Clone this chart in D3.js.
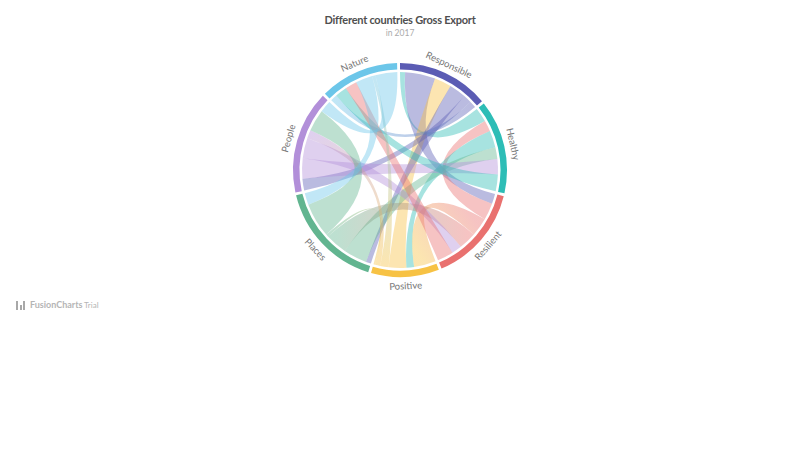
<!DOCTYPE html>
<html>
<head>
<meta charset="utf-8">
<script src="https://d3js.org/d3.v7.min.js"></script>
<style>
    html, body { margin: 0; padding: 0; background: #fff; }
    svg { display: block; font-family: Lato, "Open Sans", sans-serif; }
</style>
</head>
<body>
<div id="chart"></div>
<script>
const groups = ["Responsible", "Healthy", "Resilient", "Positive", "Places", "People", "Nature"];
const groupColors = ["#5b5cb4", "#2dbdb6", "#e9716f", "#f7c244", "#62b590", "#b28fd9", "#6cc6e9"];

// clockwise order of the ribbons inside each group, with the width of each
const targets = [
    ["Healthy", "Resilient", "Positive", "Places", "People", "Nature"],
    ["Responsible", "Resilient", "Positive", "Places", "People", "Nature"],
    ["Responsible", "Healthy", "Positive", "Places", "People", "Nature"],
    ["Resilient", "Healthy", "Responsible", "Nature", "People", "Places"],
    ["Responsible", "Healthy", "Resilient", "Positive", "People", "Nature"],
    ["Responsible", "Healthy", "Resilient", "Positive", "Places", "Nature"],
    ["Responsible", "Healthy", "Resilient", "Places", "Positive", "People"]
];
const values = [
    [3, 18, 10, 10, 5, 4],
    [8.5, 6.5, 10, 7, 9, 10],
    [6, 10, 11, 10.5, 6, 9.5],
    [13, 4.5, 10.5, 5, 3, 1],
    [3, 14, 13, 1.5, 20.5, 7],
    [7, 12, 12, 5, 13, 7],
    [4, 7, 7, 10, 2, 13]
];

// ribbon: group A, group B, colour at A's end, colour at B's end
const links = [
    ["Responsible", "Healthy", "Healthy", "Healthy"],
    ["Responsible", "Resilient", "Responsible", "Responsible"],
    ["Responsible", "Positive", "Positive", "Positive"],
    ["Responsible", "Places", "Responsible", "Responsible"],
    ["Responsible", "People", "Responsible", "Responsible"],
    ["Responsible", "Nature", "Responsible", "Nature"],
    ["Healthy", "Resilient", "Resilient", "Resilient"],
    ["Healthy", "Positive", "Healthy", "Healthy"],
    ["Healthy", "Places", "Places", "Places"],
    ["Healthy", "People", "People", "People"],
    ["Healthy", "Nature", "Healthy", "Healthy"],
    ["Resilient", "Positive", "Resilient", "Positive"],
    ["Resilient", "Places", "Resilient", "Places"],
    ["Resilient", "People", "People", "People"],
    ["Resilient", "Nature", "Resilient", "Resilient"],
    ["Positive", "Places", "Positive", "Places"],
    ["Positive", "People", "Positive", "People"],
    ["Positive", "Nature", "Positive", "Nature"],
    ["Places", "People", "Places", "Places"],
    ["Places", "Nature", "Nature", "Nature"],
    ["People", "Nature", "Nature", "Nature"]
];

const width = 800, height = 450;
const cx = 400, cy = 170;
const outerRadius = 107, innerRadius = 100.5, ribbonRadius = 98, labelRadius = 116;
const padAngle = 1.57 * Math.PI / 180;
const ribbonOpacity = 0.42;

const svg = d3.select("#chart").append("svg").attr("width", width).attr("height", height);
const defs = svg.append("defs");

svg.append("text").attr("x", 400).attr("y", 24).attr("text-anchor", "middle")
    .attr("font-size", 11).attr("font-weight", 700).attr("fill", "#4f4f4f")
    .attr("letter-spacing", "-0.25")
    .text("Different countries Gross Export");
svg.append("text").attr("x", 400).attr("y", 36).attr("text-anchor", "middle")
    .attr("font-size", 8.5).attr("fill", "#ababab").text("in 2017");

const total = d3.sum(values, row => d3.sum(row));
const angle = d3.scaleLinear().domain([0, total]).range([0, 2 * Math.PI - padAngle * groups.length]);

// walk round the circle, laying the groups and their ribbon ends
const layout = [];
const ends = new Map();
let offset = 0;
groups.forEach((name, i) => {
    const start = angle(offset) + padAngle * i;
    values[i].forEach((v, j) => {
        const a0 = angle(offset) + padAngle * i;
        offset += v;
        const a1 = angle(offset) + padAngle * i;
        ends.set(name + ">" + targets[i][j], { startAngle: a0, endAngle: a1 });
    });
    layout.push({ name, index: i, startAngle: start, endAngle: angle(offset) + padAngle * i });
});

const root = svg.append("g").attr("transform", `translate(${cx},${cy})`);
const color = name => groupColors[groups.indexOf(name)];
const ribbon = d3.ribbon().radius(ribbonRadius);
const arc = d3.arc().innerRadius(innerRadius).outerRadius(outerRadius);

const midPoint = e => {
    const a = (e.startAngle + e.endAngle) / 2 - Math.PI / 2;
    return [ribbonRadius * Math.cos(a), ribbonRadius * Math.sin(a)];
};

root.append("g").selectAll("path")
    .data(links)
    .join("path")
    .attr("d", d => ribbon({ source: ends.get(d[0] + ">" + d[1]), target: ends.get(d[1] + ">" + d[0]) }))
    .attr("fill-opacity", ribbonOpacity)
    .attr("fill", (d, i) => {
        if (d[2] === d[3]) return color(d[2]);
        const p0 = midPoint(ends.get(d[0] + ">" + d[1]));
        const p1 = midPoint(ends.get(d[1] + ">" + d[0]));
        const grad = defs.append("linearGradient").attr("id", "link" + i)
            .attr("gradientUnits", "userSpaceOnUse")
            .attr("x1", p0[0]).attr("y1", p0[1]).attr("x2", p1[0]).attr("y2", p1[1]);
        grad.append("stop").attr("offset", "0%").attr("stop-color", color(d[2]));
        grad.append("stop").attr("offset", "100%").attr("stop-color", color(d[3]));
        return `url(#link${i})`;
    });

root.append("g").selectAll("path")
    .data(layout)
    .join("path")
    .attr("d", arc)
    .attr("fill", d => color(d.name));

root.append("g").selectAll("text")
    .data(layout)
    .join("text")
    .attr("text-anchor", "middle")
    .attr("dy", "0.35em")
    .attr("font-size", 9.5)
    .attr("fill", "#757575")
    .attr("transform", d => {
        const deg = (d.startAngle + d.endAngle) / 2 * 180 / Math.PI;
        const flip = deg > 100 && deg < 260 ? deg - 180 : deg;
        return `rotate(${deg}) translate(0,${-labelRadius}) rotate(${flip - deg})`;
    })
    .text(d => d.name);

// trial logo, bottom left
const logoBars = [[16, 301, 2, 9], [20, 305, 2, 5], [23, 301, 2, 9]];
svg.append("g").attr("fill", "#a8a8a8").selectAll("rect")
    .data(logoBars)
    .join("rect")
    .attr("x", d => d[0]).attr("y", d => d[1]).attr("width", d => d[2]).attr("height", d => d[3]);
svg.append("text").attr("x", 30).attr("y", 308).attr("font-size", 9).attr("font-weight", 700)
    .attr("fill", "#b5b5b5").text("FusionCharts");
svg.append("text").attr("x", 84).attr("y", 308).attr("font-size", 8).attr("fill", "#b5b5b5").text("Trial");
</script>
</body>
</html>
= = =
Set down the material above as is, without any pictures.

Clone this chart in D3.js.
<!DOCTYPE html>
<html>
<head>
<meta charset="utf-8">
<script src="https://d3js.org/d3.v7.min.js"></script>
<style>
    html, body { margin: 0; padding: 0; background: #fff; }
    svg { display: block; font-family: Lato, "Open Sans", sans-serif; }
</style>
</head>
<body>
<div id="chart"></div>
<script>
const groups = ["Responsible", "Healthy", "Resilient", "Positive", "Places", "People", "Nature"];
const groupColors = ["#5b5cb4", "#2dbdb6", "#e9716f", "#f7c244", "#62b590", "#b28fd9", "#6cc6e9"];

// clockwise order of the ribbons inside each group, with the width of each
const targets = [
    ["Healthy", "Resilient", "Positive", "Places", "People", "Nature"],
    ["Responsible", "Resilient", "Positive", "Places", "People", "Nature"],
    ["Responsible", "Healthy", "Positive", "Places", "People", "Nature"],
    ["Resilient", "Healthy", "Responsible", "Nature", "People", "Places"],
    ["Responsible", "Healthy", "Resilient", "Positive", "People", "Nature"],
    ["Responsible", "Healthy", "Resilient", "Positive", "Places", "Nature"],
    ["Responsible", "Healthy", "Resilient", "Places", "Positive", "People"]
];
const values = [
    [3, 18, 10, 10, 5, 4],
    [8.5, 6.5, 10, 7, 9, 10],
    [6, 10, 11, 10.5, 6, 9.5],
    [13, 4.5, 10.5, 5, 3, 1],
    [3, 14, 13, 1.5, 20.5, 7],
    [7, 12, 12, 5, 13, 7],
    [4, 7, 7, 10, 2, 13]
];

// ribbon: group A, group B, colour at A's end, colour at B's end
const links = [
    ["Responsible", "Healthy", "Healthy", "Healthy"],
    ["Responsible", "Resilient", "Responsible", "Responsible"],
    ["Responsible", "Positive", "Positive", "Positive"],
    ["Responsible", "Places", "Responsible", "Responsible"],
    ["Responsible", "People", "Responsible", "Responsible"],
    ["Responsible", "Nature", "Responsible", "Nature"],
    ["Healthy", "Resilient", "Resilient", "Resilient"],
    ["Healthy", "Positive", "Healthy", "Healthy"],
    ["Healthy", "Places", "Places", "Places"],
    ["Healthy", "People", "People", "People"],
    ["Healthy", "Nature", "Healthy", "Healthy"],
    ["Resilient", "Positive", "Resilient", "Positive"],
    ["Resilient", "Places", "Resilient", "Places"],
    ["Resilient", "People", "People", "People"],
    ["Resilient", "Nature", "Resilient", "Resilient"],
    ["Positive", "Places", "Positive", "Places"],
    ["Positive", "People", "Positive", "People"],
    ["Positive", "Nature", "Positive", "Nature"],
    ["Places", "People", "Places", "Places"],
    ["Places", "Nature", "Nature", "Nature"],
    ["People", "Nature", "Nature", "Nature"]
];

const width = 800, height = 450;
const cx = 400, cy = 170;
const outerRadius = 107, innerRadius = 100.5, ribbonRadius = 98, labelRadius = 116;
const padAngle = 1.57 * Math.PI / 180;
const ribbonOpacity = 0.42;

const svg = d3.select("#chart").append("svg").attr("width", width).attr("height", height);
const defs = svg.append("defs");

svg.append("text").attr("x", 400).attr("y", 24).attr("text-anchor", "middle")
    .attr("font-size", 11).attr("font-weight", 700).attr("fill", "#4f4f4f")
    .attr("letter-spacing", "-0.25")
    .text("Different countries Gross Export");
svg.append("text").attr("x", 400).attr("y", 36).attr("text-anchor", "middle")
    .attr("font-size", 8.5).attr("fill", "#ababab").text("in 2017");

const total = d3.sum(values, row => d3.sum(row));
const angle = d3.scaleLinear().domain([0, total]).range([0, 2 * Math.PI - padAngle * groups.length]);

// walk round the circle, laying the groups and their ribbon ends
const layout = [];
const ends = new Map();
let offset = 0;
groups.forEach((name, i) => {
    const start = angle(offset) + padAngle * i;
    values[i].forEach((v, j) => {
        const a0 = angle(offset) + padAngle * i;
        offset += v;
        const a1 = angle(offset) + padAngle * i;
        ends.set(name + ">" + targets[i][j], { startAngle: a0, endAngle: a1 });
    });
    layout.push({ name, index: i, startAngle: start, endAngle: angle(offset) + padAngle * i });
});

const root = svg.append("g").attr("transform", `translate(${cx},${cy})`);
const color = name => groupColors[groups.indexOf(name)];
const ribbon = d3.ribbon().radius(ribbonRadius);
const arc = d3.arc().innerRadius(innerRadius).outerRadius(outerRadius);

const midPoint = e => {
    const a = (e.startAngle + e.endAngle) / 2 - Math.PI / 2;
    return [ribbonRadius * Math.cos(a), ribbonRadius * Math.sin(a)];
};

root.append("g").selectAll("path")
    .data(links)
    .join("path")
    .attr("d", d => ribbon({ source: ends.get(d[0] + ">" + d[1]), target: ends.get(d[1] + ">" + d[0]) }))
    .attr("fill-opacity", ribbonOpacity)
    .attr("fill", (d, i) => {
        if (d[2] === d[3]) return color(d[2]);
        const p0 = midPoint(ends.get(d[0] + ">" + d[1]));
        const p1 = midPoint(ends.get(d[1] + ">" + d[0]));
        const grad = defs.append("linearGradient").attr("id", "link" + i)
            .attr("gradientUnits", "userSpaceOnUse")
            .attr("x1", p0[0]).attr("y1", p0[1]).attr("x2", p1[0]).attr("y2", p1[1]);
        grad.append("stop").attr("offset", "0%").attr("stop-color", color(d[2]));
        grad.append("stop").attr("offset", "100%").attr("stop-color", color(d[3]));
        return `url(#link${i})`;
    });

root.append("g").selectAll("path")
    .data(layout)
    .join("path")
    .attr("d", arc)
    .attr("fill", d => color(d.name));

root.append("g").selectAll("text")
    .data(layout)
    .join("text")
    .attr("text-anchor", "middle")
    .attr("dy", "0.35em")
    .attr("font-size", 9.5)
    .attr("fill", "#757575")
    .attr("transform", d => {
        const deg = (d.startAngle + d.endAngle) / 2 * 180 / Math.PI;
        const flip = deg > 100 && deg < 260 ? deg - 180 : deg;
        return `rotate(${deg}) translate(0,${-labelRadius}) rotate(${flip - deg})`;
    })
    .text(d => d.name);

// trial logo, bottom left
const logoBars = [[16, 301, 2, 9], [20, 305, 2, 5], [23, 301, 2, 9]];
svg.append("g").attr("fill", "#a8a8a8").selectAll("rect")
    .data(logoBars)
    .join("rect")
    .attr("x", d => d[0]).attr("y", d => d[1]).attr("width", d => d[2]).attr("height", d => d[3]);
svg.append("text").attr("x", 30).attr("y", 308).attr("font-size", 9).attr("font-weight", 700)
    .attr("fill", "#b5b5b5").text("FusionCharts");
svg.append("text").attr("x", 84).attr("y", 308).attr("font-size", 8).attr("fill", "#b5b5b5").text("Trial");
</script>
</body>
</html>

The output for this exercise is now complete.